We didn’t see the missile coming. We saw the charts. The oil futures spiking at 3 AM Manila time, the VIX curling upward like a threatened viper, and the bid on Bitcoin—that strange, sovereign-less asset—lifting before the headlines even broke. The traders in my Telegram group were already calling it: “Front-run the escalation.” But front-running a war is a dangerous game, and what happened in the Strait of Hormuz on July 14 wasn’t just another headline. It was a macro narrative shift, written in burning fuel and broken hulls.
The Islamic Revolutionary Guard Corps (IRGC) announced they had “attacked and destroyed” two vessels they claimed were violating navigational protocols—operating with transponders off, trespassing into Iran’s maritime zone. The IRGC’s PR arm, speaking through Iranian state media, framed it as an act of lawful enforcement. But anyone who’s watched the Strait for the last decade knows this language: it’s the grey-zone lexicon of a power asserting dominance over the world’s most critical oil chokepoint.
Let’s map the liquidity. The Strait carries about 21 million barrels of oil per day—roughly a fifth of global consumption. Every tanker that passes pays a tacit toll to the regional hegemon. The IRGC has long practiced “oil police” tactics—boarding, detaining, sometimes confiscating cargo as leverage. But “destroying” is a different verb. It signals a threshold crossed. The cost of insurance for those transits just exploded. War risk premiums are about to surge, and some ship owners will simply refuse to sail. That means tighter physical supply, higher spot prices, and a shockwave through every inflation-linked trade.

Now, the crypto market is not an island. It floats in the same macro ocean. When the Strait shudders, the first reaction is a risk-off dump into dollar-pegged stablecoins. I watched USDT/USD spread widen on Binance within minutes of the news breaking. Traders were deleveraging, closing long positions on ETH and SOL, rotating into what felt safe. But then the Bitcoin bid appeared—a quiet accumulation pattern that reminded me of March 2020, when BTC first began to decouple from equities as a crisis hedge. This time, the narrative was different. It wasn’t about “digital gold” in theory; it was about capital fleeing jurisdictions with direct exposure. A Singapore-based fund manager I know messaged me: “If the Strait closes, Asia’s energy security shatters. Where do you park wealth when your country might black out? Crypto doesn’t need tankers.”
That’s the core insight the market is pricing right now. Bitcoin isn’t reacting as a pure risk asset or a pure safe haven. It’s acting as a geographical arbitrage vehicle. When a physical bottleneck threatens a region’s economic lifeblood, capital seeks the only asset that moves at the speed of light, untethered from territorial control. The contrarian take: most analysts are framing this as a temporary oil risk bid that will fade when diplomacy resumes. But I think that’s dangerously naive. The destruction of a commercial vessel is not a negotiating tactic—it’s a demonstration of endgame willingness. Iran is signaling that it can and will escalate beyond the traditional “grab and hold” playbook. If the market underestimates how close we are to a full Strait blockade—even for a week—the price of Bitcoin could see a parabolic leg up as real assets become stranded.
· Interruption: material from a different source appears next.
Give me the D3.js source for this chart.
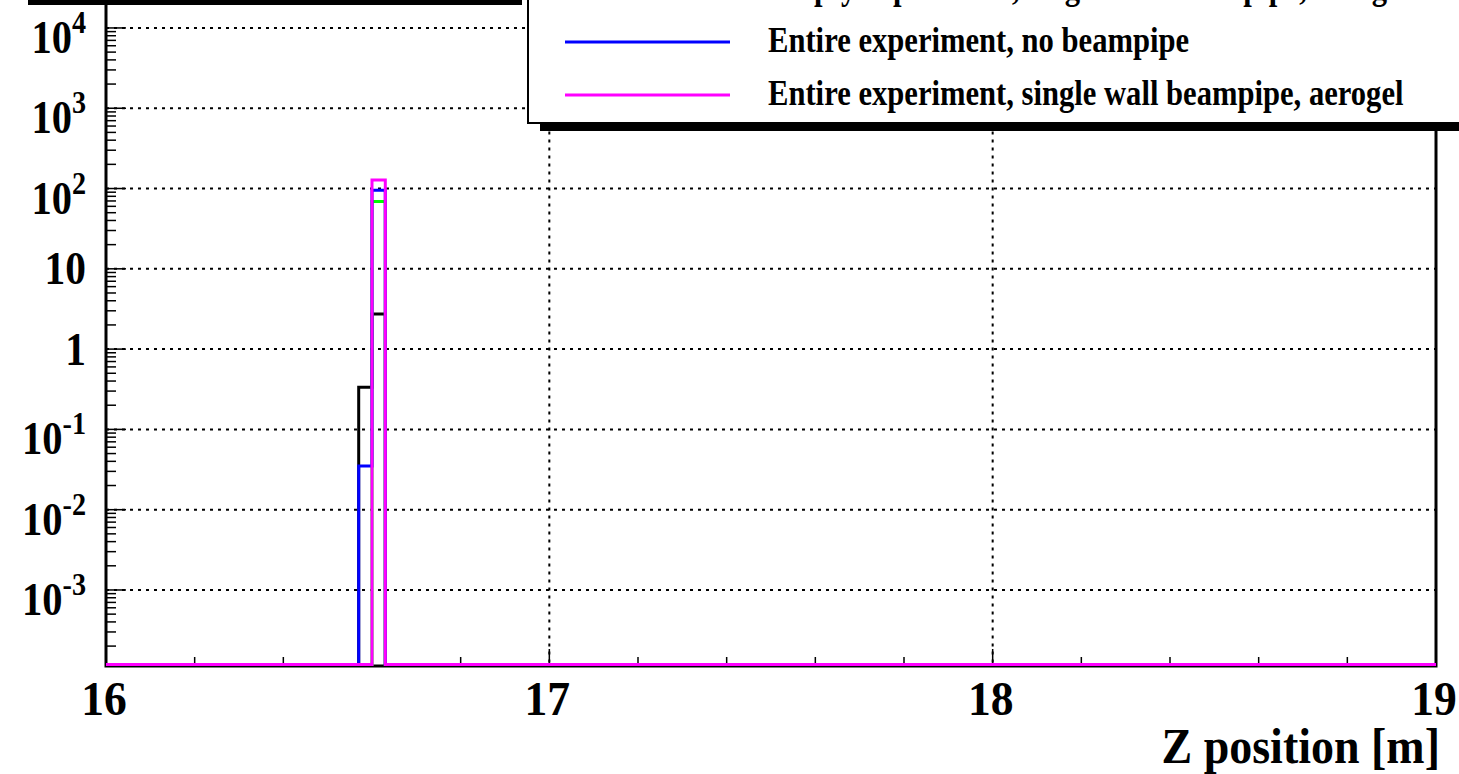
<!DOCTYPE html>
<html>
<head>
<meta charset="utf-8">
<script src="https://cdn.jsdelivr.net/npm/d3@7"></script>
<style>
  html, body { margin: 0; padding: 0; background: #fff; }
  svg { display: block; }
  text { font-family: "Liberation Serif", "DejaVu Serif", serif; font-weight: bold; }
</style>
</head>
<body>
<svg id="chart" width="1459" height="774"></svg>
<script>
// ---------------- data ----------------
const binStart = 16.0;          // histogram lower edge [m]
const binWidth = 0.03;          // bin width [m]
const binCount = 100;           // number of bins (16 -> 19 m)

// non-empty bins: lower edge of bin [m] and content
const blackBinZ   = [16.57, 16.60];
const blackValues = [0.336, 2.73];
const greenBinZ   = [16.60];
const greenValues = [69];
const blueBinZ    = [16.57, 16.60];
const blueValues  = [0.035, 95];
const magentaBinZ   = [16.60];
const magentaValues = [128];

const seriesNames = [
  "Empty experiment, no beampipe",
  "Empty experiment, single wall beampipe, aerogel",
  "Entire experiment, no beampipe",
  "Entire experiment, single wall beampipe, aerogel"
];
const seriesColors = ["#000000", "#00ff00", "#0000ff", "#ff00ff"];

const xTickValues = [16, 17, 18, 19];
const xTickLabels = ["16", "17", "18", "19"];
const yDecades = [-3, -2, -1, 0, 1, 2, 3, 4];
const yTickLabels = [["10", "-3"], ["10", "-2"], ["10", "-1"], ["1", ""], ["10", ""], ["10", "2"], ["10", "3"], ["10", "4"]];
const xTitle = "Z position [m]";

// ---------------- layout ----------------
const yMin = 1.13e-4, yMax = 4e4;
const plotLeft = 106, plotRight = 1436, plotBottom = 666;
const decadePx = 80.29;
const plotTop = plotBottom - decadePx * (Math.log10(yMax) - Math.log10(yMin));

const svg = d3.select("#chart");
svg.append("rect").attr("width", 1459).attr("height", 774).attr("fill", "#fff");

const x = d3.scaleLinear().domain([16, 19]).range([plotLeft, plotRight]);
const y = d3.scaleLog().domain([yMin, yMax]).range([plotBottom, plotTop]);

function addText(g, tx, ty, str, size, anchor, k) {
  const t = g.append("text")
    .attr("transform", `translate(${tx},${ty}) scale(${k || 0.86},1)`)
    .attr("font-size", size)
    .attr("text-anchor", anchor || "start");
  return t.text(str);
}

// ---------------- grid ----------------
const grid = svg.append("g").attr("stroke", "#000").attr("stroke-width", 2).attr("stroke-dasharray", "3,5");
yDecades.forEach(d => {
  const yy = y(Math.pow(10, d));
  grid.append("line").attr("x1", plotLeft).attr("x2", plotRight).attr("y1", yy).attr("y2", yy);
});
xTickValues.slice(1, -1).forEach(v => {
  grid.append("line").attr("x1", x(v)).attr("x2", x(v)).attr("y1", plotTop).attr("y2", plotBottom);
});

// ---------------- frame ----------------
const frame = svg.append("g").attr("stroke", "#000").attr("stroke-width", 3).attr("fill", "none");
frame.append("rect").attr("x", plotLeft).attr("y", plotTop).attr("width", plotRight - plotLeft).attr("height", plotBottom - plotTop);

// ---------------- ticks ----------------
const ticks = svg.append("g").attr("stroke", "#000").attr("stroke-width", 1.5);
for (let d = -4; d <= 5; d++) {
  for (let m = 1; m <= 9; m++) {
    const v = m * Math.pow(10, d);
    if (v < yMin || v > yMax) continue;
    const yy = y(v);
    const len = m === 1 ? 20 : 10;
    ticks.append("line").attr("x1", plotLeft).attr("x2", plotLeft + len).attr("y1", yy).attr("y2", yy);
  }
}
for (let i = 0; i <= 15; i++) {
  const v = 16 + i * 0.2;
  const major = i % 5 === 0;
  const len = major ? 17 : 9;
  ticks.append("line").attr("x1", x(v)).attr("x2", x(v)).attr("y1", plotBottom).attr("y2", plotBottom - len);
}

// ---------------- histograms ----------------
const zeroLevel = y(yMin) - 1.5;
function histPoints(binZ, values) {
  const pts = [];
  for (let i = 0; i < binCount; i++) {
    const lo = binStart + i * binWidth;
    const hi = lo + binWidth;
    let v = 0;
    binZ.forEach((z, j) => { if (Math.abs(z - lo) < binWidth / 2) v = values[j]; });
    const yy = v > 0 ? y(v) : zeroLevel;
    pts.push([x(lo), yy], [x(hi), yy]);
  }
  return pts;
}
const line = d3.line();
const series = [
  [blackBinZ, blackValues],
  [greenBinZ, greenValues],
  [blueBinZ, blueValues],
  [magentaBinZ, magentaValues]
];
const hg = svg.append("g").attr("fill", "none").attr("stroke-width", 3);
series.forEach((s, i) => {
  hg.append("path").attr("d", line(histPoints(s[0], s[1]))).attr("stroke", seriesColors[i]);
});

// ---------------- axis labels ----------------
const labels = svg.append("g").attr("fill", "#000");
xTickValues.forEach((v, i) => addText(labels, x(v) - 2, 715, xTickLabels[i], 48, "middle", 0.95));
yDecades.forEach((d, i) => {
  const yy = y(Math.pow(10, d));
  const [base, exp] = yTickLabels[i];
  if (exp) {
    const t = labels.append("text")
      .attr("transform", `translate(86,${yy + 25}) scale(0.88,1)`)
      .attr("font-size", 46).attr("text-anchor", "end");
    t.append("tspan").text(base);
    t.append("tspan").attr("font-size", 32).attr("dy", -20).text(exp);
  } else {
    addText(labels, 86, yy + 15.5, base, 46, "end", 0.9);
  }
});
addText(labels, 1440, 763, xTitle, 50, "end", 0.92);

// ---------------- top-left box shadow ----------------
svg.append("rect").attr("x", 28).attr("y", -10).attr("width", 494).attr("height", 15).attr("fill", "#000");

// ---------------- legend ----------------
const legX = 528, legBottom = 123;
const leg = svg.append("g");
leg.append("rect").attr("x", legX + 12).attr("y", legBottom).attr("width", 1000).attr("height", 8).attr("fill", "#000");
leg.append("rect").attr("x", legX).attr("y", -200).attr("width", 1000).attr("height", legBottom + 200)
  .attr("fill", "#fff").attr("stroke", "#000").attr("stroke-width", 2);
const rowY = [-64, -11, 42, 95];
seriesNames.forEach((name, i) => {
  leg.append("line").attr("x1", 565).attr("x2", 730).attr("y1", rowY[i]).attr("y2", rowY[i])
    .attr("stroke", seriesColors[i]).attr("stroke-width", 3);
  addText(leg, 768, rowY[i] + 9.5, name, 35.6, "start", 0.86);
});
</script>
</body>
</html>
The signals to watch are not just tanker AIS tracks. Watch the basis trade on BTC futures. If the contango steepens while spot volume surges, that’s institutional hedgers piling in, not speculators. Watch the hash rate migration—miners in oil-rich regions might fire up stranded gas flares to power rigs as energy becomes a local surplus. And above all, watch the social capital flow. The Manila meetups I host are already buzzing with whispers of “energy crisis trades.” The crowd is shifting from meme coins to macro assets. The rave is still going, but the beat has changed—it’s slower, more deliberate, like a seafaring chant heard across a darkening sea.

So what's the takeaway for your cycle positioning? The Strait’s dance is our dance. If you’re underweight Bitcoin in this environment, you’re underweight a hedge against the very infrastructure the global economy depends on. Don’t wait for the next headline. The IRGC has already shown their cards. The question is whether you’re playing checkers or chess.